D’après Philippe M., le duo Mariani-Guazzelli se serait allié avec Redouane Faïd, une figure de la criminalité des cités, pour se venger du clan Germani. Une rencontre au sommet aurait eu lieu, selon lui, en 2017, au Fouquet’s, un restaurant sur les Champs-Elysées, à Paris, avec une dizaine de personnes dont Jacques Mariani et le frère de Redoine Faïd. Selon Philippe M., qui n’était pas présent, la discussion aurait porté sur les moyens permettant d’éliminer des amis de Jean-Luc Germani.

Les deux hommes ayant tendu le guet-apens à l’aéroport de Bastia auraient d’ailleurs été recrutés parmi les relations de Redoine Faïd dans la région marseillaise. Enfin, le plan se serait cristallisé sur la personne de Jean-Luc Codac-cioni grâce à une information transmise par un gardien de la prison de Borgo (Haute-Corse) sur ses dates de sortie en permission. Un élément de plus sur les liens entre le monde criminel et les services de l’Etat qui pourraient, à eux seuls, motiver l’ouverture d’enquête distincte.

Interrogé sur son rôle, Philippe M. dit n’avoir eu de liens «que financiers » avec Jacques Mariani mais que ce dernier et Guazzelli parlaient librement en sa présence. Auditionnée, son épouse a confirmé la proximité entre son mari, Jacques Mariani et Christophe Guazzelli, qui venaient, selon elle, régulièrement à leur domicile.
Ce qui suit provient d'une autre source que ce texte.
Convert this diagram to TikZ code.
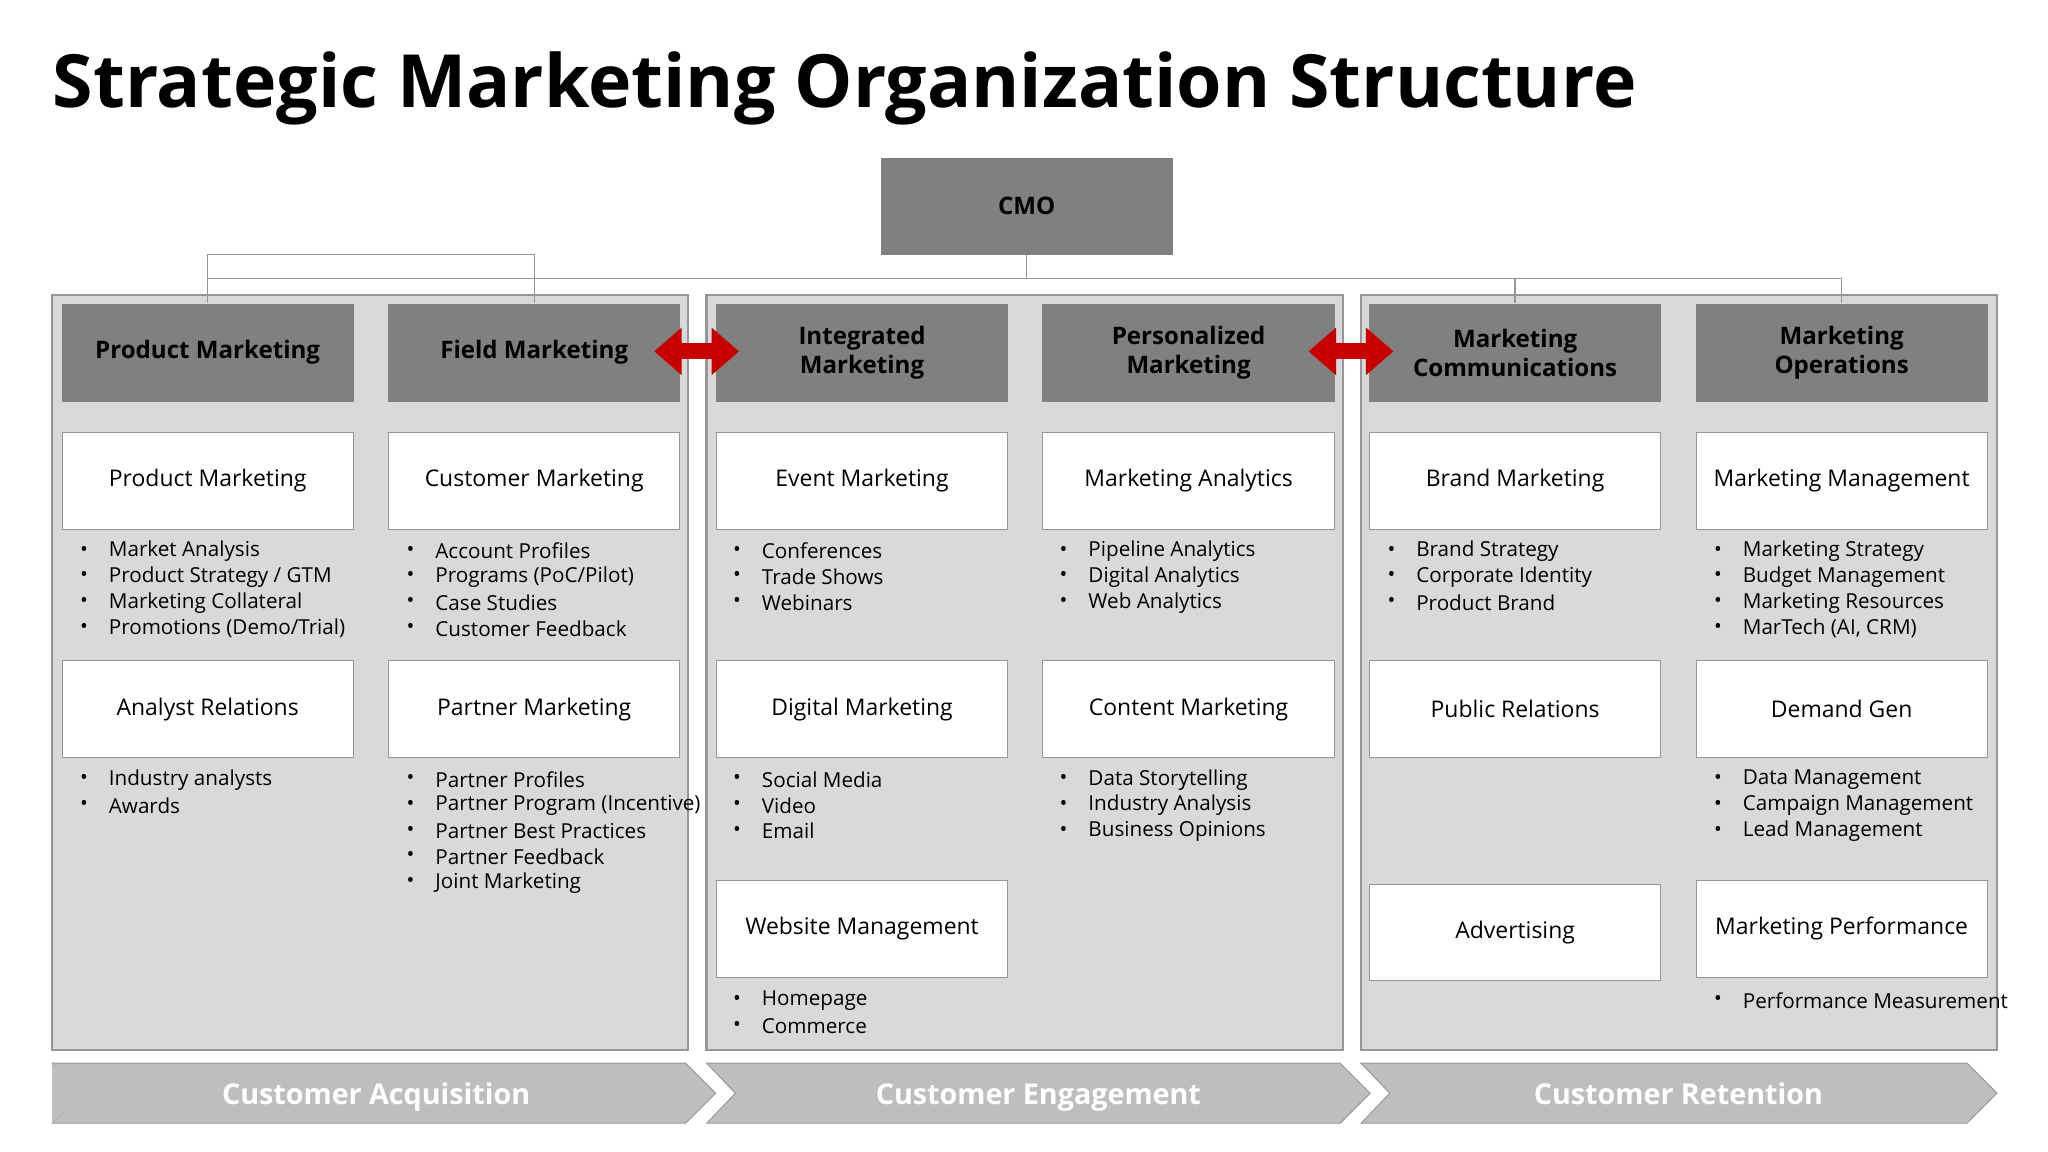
\documentclass[tikz,border=0pt]{standalone}
\usepackage{fontspec}
\setmainfont{Open Sans}
\usetikzlibrary{arrows.meta}
\definecolor{hdr}{RGB}{128,128,128}
\definecolor{pan}{RGB}{217,217,219}
\definecolor{panb}{RGB}{150,150,150}
\definecolor{chev}{RGB}{190,190,192}
\definecolor{redar}{RGB}{200,0,0}
\tikzset{
  hbox/.style={draw=hdr,fill=hdr,minimum width=223*0.02cm,minimum height=74*0.02cm,inner sep=0,align=center,font=\fontsize{10.5}{12.5}\selectfont\bfseries},
  wbox/.style={draw=panb,fill=white,minimum width=223*0.02cm,minimum height=74*0.02cm,inner sep=0,align=center,font=\fontsize{10}{12}\selectfont},
  bl/.style={anchor=west,inner sep=0,font=\fontsize{9}{11}\selectfont},
  conn/.style={draw=panb,line width=0.6pt},
  panel/.style={draw=panb,fill=pan,line width=1pt},
  dbl/.style={redar,line width=7pt,{Triangle[length=12pt,width=20pt]}-{Triangle[length=12pt,width=20pt]}}
}
\newcommand{\blist}[4]{% x, y, name, items
  \foreach \t [count=\i from 0] in {#4}{
    \node[bl] (#3b\i) at ({#1+13},{#2+\i*19.7}) {•};
    \node[bl] (#3t\i) at ({#1+35},{#2+\i*19.7}) {\t};
  }}
\begin{document}
\begin{tikzpicture}[x=0.02cm,y=-0.02cm]
\useasboundingbox (0,0) rectangle (1568,882);
\node[anchor=base west,inner sep=0,font=\fontsize{32}{40}\selectfont\bfseries] (title) at (40,82) {Strategic Marketing Organization Structure};
% panels
\draw[panel] (40,226) rectangle (527,804);
\draw[panel] (541,226) rectangle (1028,804);
\draw[panel] (1042,226) rectangle (1529,804);
% connectors
\node[hbox] (cmo) at (786,158) {CMO};
\coordinate (j) at (786,213);
\draw[conn] (cmo.south) -- (j);
\draw[conn] (159,213) -- (1410,213);
\draw[conn] (159,232) -- (159,195) -- (409,195) -- (409,232);
\draw[conn] (1160,213) -- (1160,232);
\draw[conn] (1410,213) -- (1410,232);
% headers
\foreach \x/\n/\t in {159/h1/Product Marketing,409/h2/Field Marketing,660/h3/Integrated\\Marketing,910/h4/Personalized\\Marketing,1160/h5/Marketing\\Communications,1410/h6/Marketing\\Operations}
  \node[hbox] (\n) at (\x,270) {\t};
% arrows
\draw[dbl] (h2.east)++(-20,-1) coordinate (a1) -- ++(65,0) coordinate (a2);
\draw[dbl] (h4.east)++(-20,-1) coordinate (a3) -- ++(65,0) coordinate (a4);
% white boxes
\node[wbox] (b11) at (159,368) {Product Marketing};
\node[wbox] (b12) at (159,543) {Analyst Relations};
\node[wbox] (b21) at (409,368) {Customer Marketing};
\node[wbox] (b22) at (409,543) {Partner Marketing};
\node[wbox] (b31) at (660,368) {Event Marketing};
\node[wbox] (b32) at (660,543) {Digital Marketing};
\node[wbox] (b33) at (660,711) {Website Management};
\node[wbox] (b41) at (910,368) {Marketing Analytics};
\node[wbox] (b42) at (910,543) {Content Marketing};
\node[wbox] (b51) at (1160,368) {Brand Marketing};
\node[wbox] (b52) at (1160,543) {Public Relations};
\node[wbox] (b53) at (1160,714) {Advertising};
\node[wbox] (b61) at (1410,368) {Marketing Management};
\node[wbox] (b62) at (1410,543) {Demand Gen};
\node[wbox] (b63) at (1410,711) {Marketing Performance};
% bullets
\blist{48}{422}{p1}{Market Analysis,Product Strategy / GTM,Marketing Collateral,Promotions (Demo/Trial)}
\blist{48}{597}{p2}{Industry analysts,Awards}
\blist{298}{422}{f1}{Account Profiles,Programs (PoC/Pilot),Case Studies,Customer Feedback}
\blist{298}{597}{f2}{Partner Profiles,Partner Program (Incentive),Partner Best Practices,Partner Feedback,Joint Marketing}
\blist{548}{422}{i1}{Conferences,Trade Shows,Webinars}
\blist{548}{597}{i2}{Social Media,Video,Email}
\blist{548}{766}{i3}{Homepage,Commerce}
\blist{798}{422}{q1}{Pipeline Analytics,Digital Analytics,Web Analytics}
\blist{798}{597}{q2}{Data Storytelling,Industry Analysis,Business Opinions}
\blist{1049}{422}{m1}{Brand Strategy,Corporate Identity,Product Brand}
\blist{1299}{422}{o1}{Marketing Strategy,Budget Management,Marketing Resources,{MarTech (AI, CRM)}}
\blist{1299}{597}{o2}{Data Management,Campaign Management,Lead Management}
\blist{1299}{766}{o3}{Performance Measurement}
% chevrons
\foreach \x/\n/\t/\c/\w in {40/c1/Customer Acquisition/248/508,541/c2/Customer Engagement/254/508,1042/c3/Customer Retention/243/487}{
  \fill[chev,draw=panb] (\x,814) -- (\x+\w-23,814) -- (\x+\w,837) -- (\x+\w-23,860) -- (\x,860) -- (\x+22,837) -- cycle;
  \node[anchor=base,inner sep=0,text=white,font=\fontsize{12.5}{15}\selectfont\bfseries] (\n) at (\x+\c,846) {\t};
}
\fill[chev] (40,814) -- (63,837) -- (40,860) -- cycle;
\end{tikzpicture}
\end{document}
Le conseil de Christophe Guazzelli, Me Jean-Louis Seatelli a indiqué que son client n’était visé que par la procédure liée aux stupéfiants et qu’il n’avait connaissance d’aucune charge sur le double homicide de l’aéroport de Bastia. Une réaction similaire à celle de l’un des avocats de Jacques Mariani, Me Jean-Sébastien de Casalta, qui assure que son client n’est poursuivi que par les soupçons d’extorsion qu’il dément avoir commis. Enfin, le conseil de Redoine Faïd, Me Cohen Sabban, a dit « tout ignorer de cette affaire» et ajouté que « ni son client ni son frère n’avaient été entendus dans ces dossiers ».